■ What to work on
Select lines where the word "matplotlib" appears.

┏━━

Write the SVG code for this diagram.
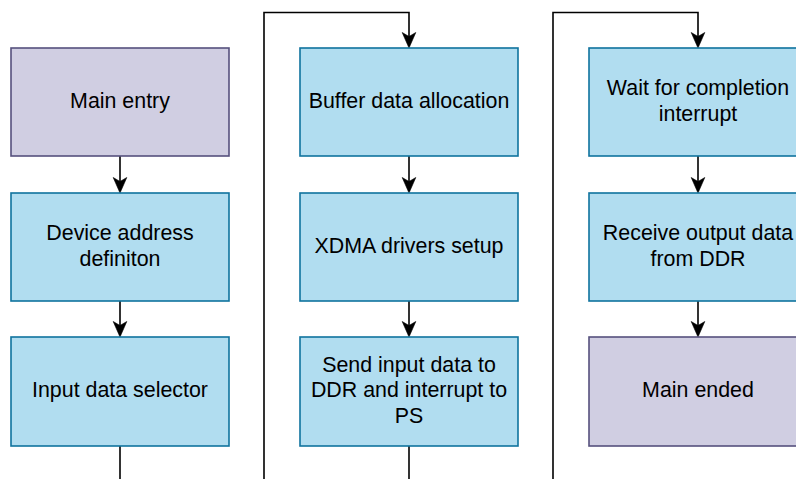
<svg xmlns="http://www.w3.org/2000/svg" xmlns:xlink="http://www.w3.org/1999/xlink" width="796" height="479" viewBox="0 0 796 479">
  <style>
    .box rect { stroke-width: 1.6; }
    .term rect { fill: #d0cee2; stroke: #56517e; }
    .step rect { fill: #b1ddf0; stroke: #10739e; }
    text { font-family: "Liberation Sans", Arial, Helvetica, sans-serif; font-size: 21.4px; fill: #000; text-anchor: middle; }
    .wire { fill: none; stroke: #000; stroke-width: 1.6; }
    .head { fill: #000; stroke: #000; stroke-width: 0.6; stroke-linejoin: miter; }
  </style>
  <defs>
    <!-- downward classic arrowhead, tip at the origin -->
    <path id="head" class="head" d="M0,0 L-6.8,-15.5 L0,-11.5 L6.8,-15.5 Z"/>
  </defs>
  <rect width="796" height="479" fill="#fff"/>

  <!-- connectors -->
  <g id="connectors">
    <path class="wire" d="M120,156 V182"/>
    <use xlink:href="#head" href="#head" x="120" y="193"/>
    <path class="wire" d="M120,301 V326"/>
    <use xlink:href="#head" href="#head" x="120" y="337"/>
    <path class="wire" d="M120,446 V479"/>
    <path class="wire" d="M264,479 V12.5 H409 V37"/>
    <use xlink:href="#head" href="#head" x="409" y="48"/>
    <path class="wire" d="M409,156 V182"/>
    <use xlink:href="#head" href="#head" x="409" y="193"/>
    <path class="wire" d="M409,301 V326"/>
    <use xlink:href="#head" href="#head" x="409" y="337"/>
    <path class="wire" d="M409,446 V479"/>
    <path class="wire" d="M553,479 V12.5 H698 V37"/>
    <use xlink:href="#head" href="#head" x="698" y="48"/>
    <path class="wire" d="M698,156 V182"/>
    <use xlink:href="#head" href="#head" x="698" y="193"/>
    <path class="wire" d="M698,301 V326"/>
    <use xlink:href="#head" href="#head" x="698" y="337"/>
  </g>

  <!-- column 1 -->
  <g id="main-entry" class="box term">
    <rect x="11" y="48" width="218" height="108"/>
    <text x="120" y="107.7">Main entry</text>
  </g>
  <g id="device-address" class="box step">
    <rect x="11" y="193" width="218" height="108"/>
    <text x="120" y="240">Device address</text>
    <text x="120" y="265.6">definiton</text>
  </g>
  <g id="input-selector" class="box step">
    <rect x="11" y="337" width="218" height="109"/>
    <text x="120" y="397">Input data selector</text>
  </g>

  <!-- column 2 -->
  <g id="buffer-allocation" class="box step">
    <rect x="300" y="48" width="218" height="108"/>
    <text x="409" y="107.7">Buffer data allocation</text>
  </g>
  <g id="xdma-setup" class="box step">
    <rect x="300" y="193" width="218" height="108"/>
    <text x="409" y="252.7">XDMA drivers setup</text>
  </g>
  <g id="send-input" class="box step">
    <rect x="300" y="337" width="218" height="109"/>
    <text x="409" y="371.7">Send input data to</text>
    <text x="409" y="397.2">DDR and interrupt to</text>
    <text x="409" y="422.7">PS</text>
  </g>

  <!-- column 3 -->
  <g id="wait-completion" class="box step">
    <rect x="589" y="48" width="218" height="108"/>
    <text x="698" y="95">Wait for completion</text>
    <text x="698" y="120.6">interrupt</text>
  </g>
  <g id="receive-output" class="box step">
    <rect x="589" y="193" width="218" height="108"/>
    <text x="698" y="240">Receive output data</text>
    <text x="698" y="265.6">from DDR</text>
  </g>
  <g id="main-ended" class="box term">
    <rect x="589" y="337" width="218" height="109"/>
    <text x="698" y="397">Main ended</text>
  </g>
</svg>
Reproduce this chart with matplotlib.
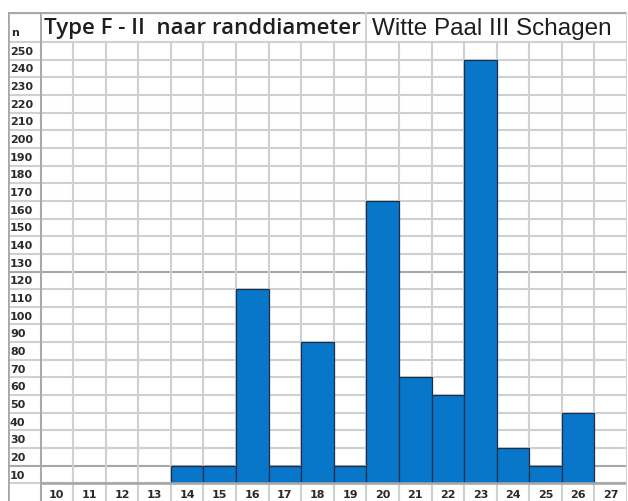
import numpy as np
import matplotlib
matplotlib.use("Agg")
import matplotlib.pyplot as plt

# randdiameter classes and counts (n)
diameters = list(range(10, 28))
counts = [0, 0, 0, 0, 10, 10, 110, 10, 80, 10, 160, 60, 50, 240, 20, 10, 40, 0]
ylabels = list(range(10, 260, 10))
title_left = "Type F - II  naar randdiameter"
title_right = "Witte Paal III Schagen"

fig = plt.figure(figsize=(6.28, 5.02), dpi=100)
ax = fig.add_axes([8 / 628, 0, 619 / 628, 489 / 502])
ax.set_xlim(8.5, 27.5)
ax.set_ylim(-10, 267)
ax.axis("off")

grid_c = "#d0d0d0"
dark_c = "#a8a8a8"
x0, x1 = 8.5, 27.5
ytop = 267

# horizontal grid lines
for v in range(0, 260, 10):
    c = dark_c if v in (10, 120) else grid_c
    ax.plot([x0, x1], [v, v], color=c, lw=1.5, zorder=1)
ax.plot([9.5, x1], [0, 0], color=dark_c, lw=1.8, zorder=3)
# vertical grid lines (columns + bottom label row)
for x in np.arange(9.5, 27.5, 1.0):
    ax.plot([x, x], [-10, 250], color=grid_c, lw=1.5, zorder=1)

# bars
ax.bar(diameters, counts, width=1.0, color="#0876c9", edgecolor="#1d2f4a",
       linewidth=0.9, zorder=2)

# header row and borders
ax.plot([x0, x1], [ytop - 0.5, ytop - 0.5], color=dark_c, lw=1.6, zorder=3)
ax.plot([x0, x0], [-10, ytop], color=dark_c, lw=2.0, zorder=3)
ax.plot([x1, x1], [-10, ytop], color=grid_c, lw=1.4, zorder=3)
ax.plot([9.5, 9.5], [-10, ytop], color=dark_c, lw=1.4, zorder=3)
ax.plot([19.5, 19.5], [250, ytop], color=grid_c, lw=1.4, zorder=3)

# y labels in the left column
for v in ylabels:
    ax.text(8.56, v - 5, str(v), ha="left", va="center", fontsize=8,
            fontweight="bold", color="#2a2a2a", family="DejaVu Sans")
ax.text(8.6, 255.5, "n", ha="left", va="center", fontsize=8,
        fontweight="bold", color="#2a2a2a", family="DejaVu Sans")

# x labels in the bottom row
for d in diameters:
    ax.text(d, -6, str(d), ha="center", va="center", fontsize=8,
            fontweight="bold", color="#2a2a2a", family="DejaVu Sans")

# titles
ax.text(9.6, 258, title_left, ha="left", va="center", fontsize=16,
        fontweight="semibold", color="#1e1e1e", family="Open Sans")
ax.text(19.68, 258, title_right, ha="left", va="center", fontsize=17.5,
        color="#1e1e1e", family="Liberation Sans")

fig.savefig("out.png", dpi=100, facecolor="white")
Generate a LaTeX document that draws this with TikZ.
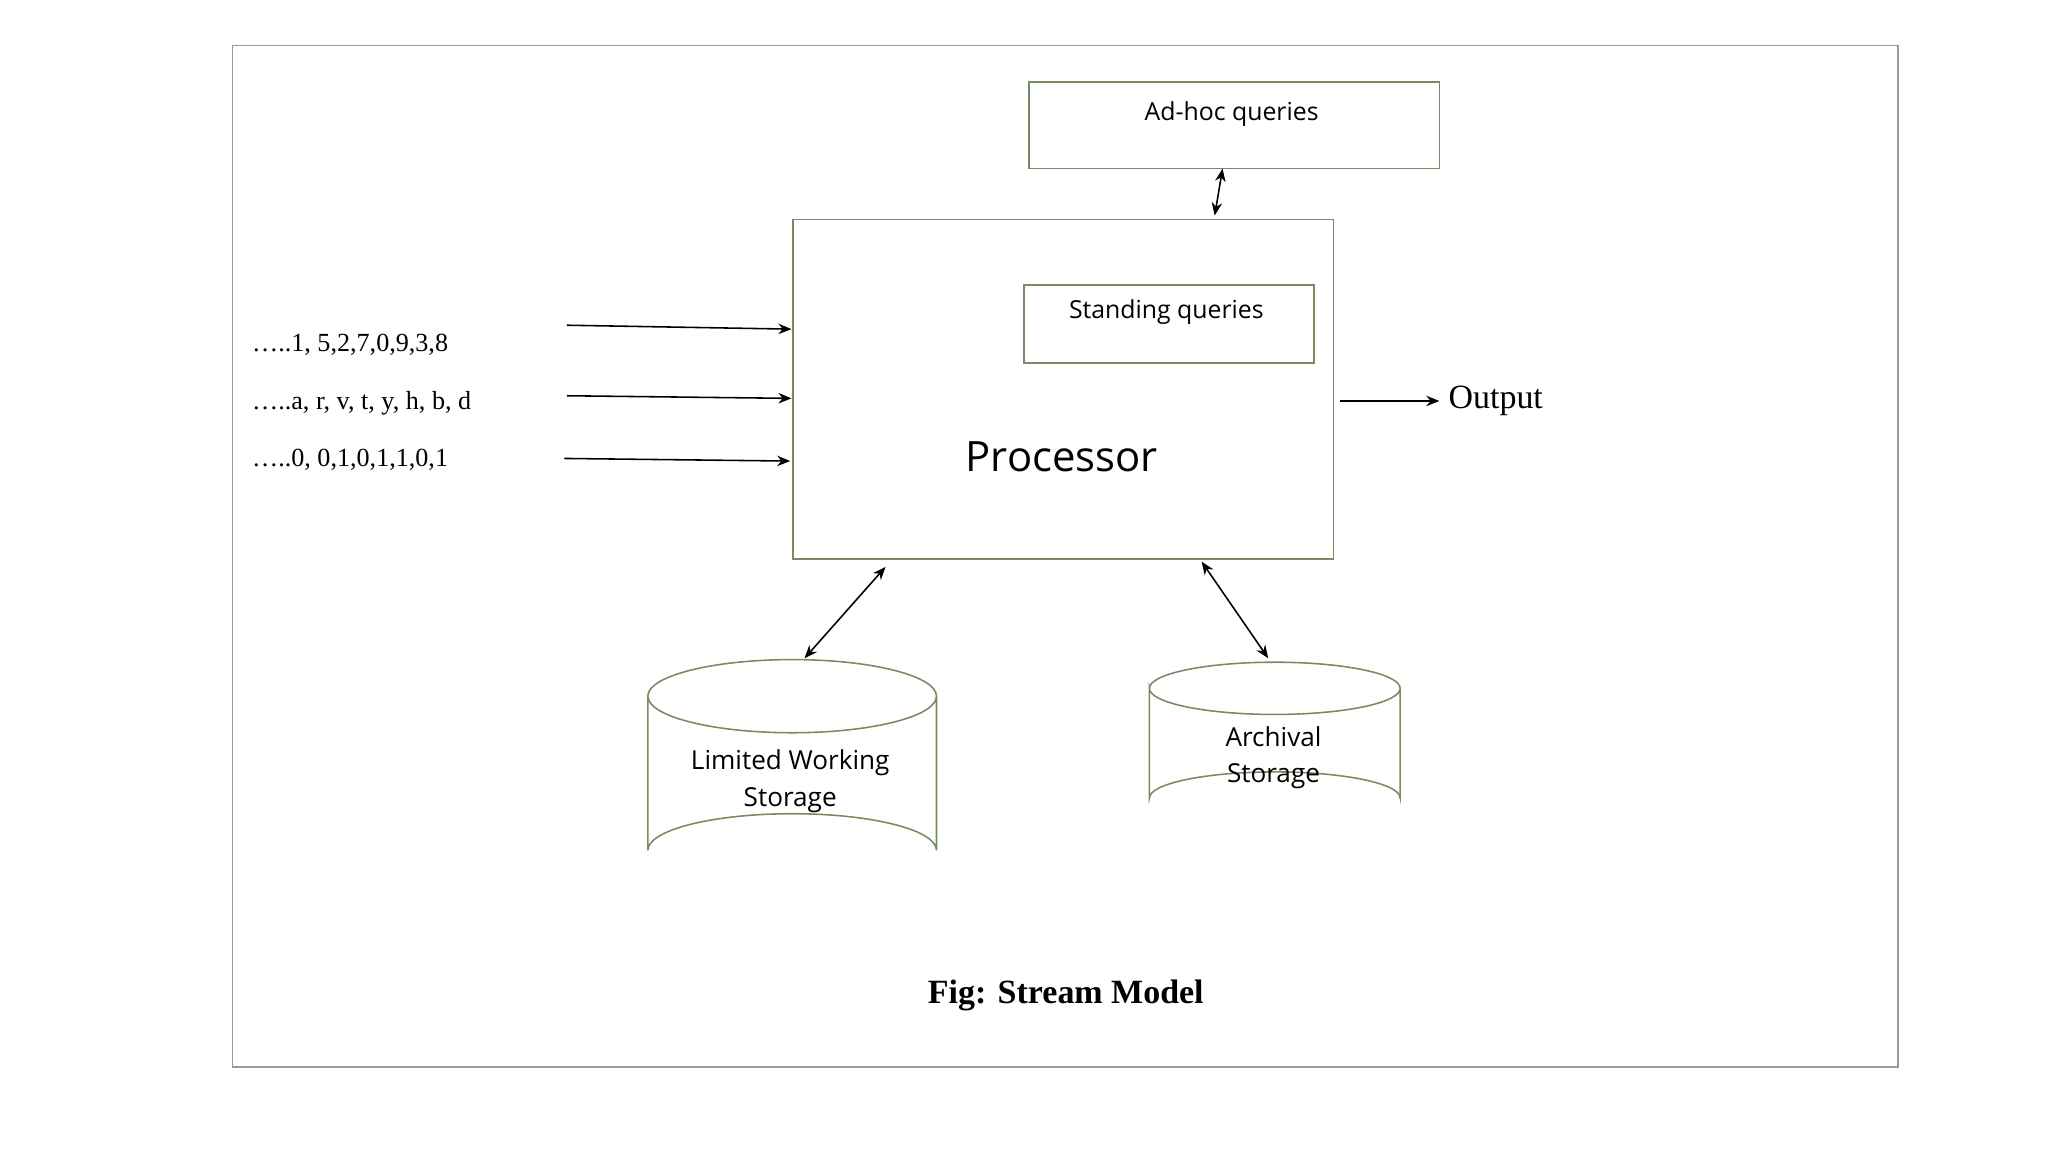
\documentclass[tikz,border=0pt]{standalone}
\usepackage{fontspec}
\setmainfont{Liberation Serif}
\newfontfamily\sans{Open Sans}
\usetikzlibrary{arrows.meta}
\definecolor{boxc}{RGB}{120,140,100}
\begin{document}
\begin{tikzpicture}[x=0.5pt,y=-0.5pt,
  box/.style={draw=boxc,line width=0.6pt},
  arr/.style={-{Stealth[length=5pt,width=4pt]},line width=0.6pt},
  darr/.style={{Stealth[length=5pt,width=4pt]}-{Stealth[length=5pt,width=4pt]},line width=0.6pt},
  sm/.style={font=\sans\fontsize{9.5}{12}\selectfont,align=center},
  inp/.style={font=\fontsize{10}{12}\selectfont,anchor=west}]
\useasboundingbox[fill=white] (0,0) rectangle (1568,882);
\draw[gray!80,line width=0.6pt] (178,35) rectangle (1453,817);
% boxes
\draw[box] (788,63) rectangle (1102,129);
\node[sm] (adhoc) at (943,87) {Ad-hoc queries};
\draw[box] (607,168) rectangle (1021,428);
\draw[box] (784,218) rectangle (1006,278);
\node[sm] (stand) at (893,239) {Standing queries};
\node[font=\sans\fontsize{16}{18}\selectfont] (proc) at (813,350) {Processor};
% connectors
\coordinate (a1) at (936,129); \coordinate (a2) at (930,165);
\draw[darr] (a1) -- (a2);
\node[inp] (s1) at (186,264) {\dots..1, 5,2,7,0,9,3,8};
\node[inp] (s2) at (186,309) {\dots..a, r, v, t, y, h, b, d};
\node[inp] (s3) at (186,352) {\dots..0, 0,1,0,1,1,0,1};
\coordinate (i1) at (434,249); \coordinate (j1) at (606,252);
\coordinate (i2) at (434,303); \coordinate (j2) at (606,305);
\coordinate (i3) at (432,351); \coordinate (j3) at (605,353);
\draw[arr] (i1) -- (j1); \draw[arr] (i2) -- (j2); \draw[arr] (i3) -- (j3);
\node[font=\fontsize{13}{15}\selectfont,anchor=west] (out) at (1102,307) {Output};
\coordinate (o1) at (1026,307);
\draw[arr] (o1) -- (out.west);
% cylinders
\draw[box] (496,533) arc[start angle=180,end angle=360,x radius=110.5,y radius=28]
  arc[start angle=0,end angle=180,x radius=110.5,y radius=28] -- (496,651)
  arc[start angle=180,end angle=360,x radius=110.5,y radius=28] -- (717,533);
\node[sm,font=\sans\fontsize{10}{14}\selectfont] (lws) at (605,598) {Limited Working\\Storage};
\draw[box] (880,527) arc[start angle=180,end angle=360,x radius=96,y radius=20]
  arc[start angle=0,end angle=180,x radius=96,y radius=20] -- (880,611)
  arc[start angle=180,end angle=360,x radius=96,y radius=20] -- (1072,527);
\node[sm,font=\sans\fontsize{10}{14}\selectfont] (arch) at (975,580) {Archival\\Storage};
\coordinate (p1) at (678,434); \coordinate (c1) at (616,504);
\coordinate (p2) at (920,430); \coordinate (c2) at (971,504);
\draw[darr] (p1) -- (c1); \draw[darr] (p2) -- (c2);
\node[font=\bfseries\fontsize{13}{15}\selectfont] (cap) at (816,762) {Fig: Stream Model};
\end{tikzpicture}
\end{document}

┗━━

■ Response
Reproduce this chart with matplotlib.
import matplotlib
matplotlib.use("Agg")
import matplotlib.pyplot as plt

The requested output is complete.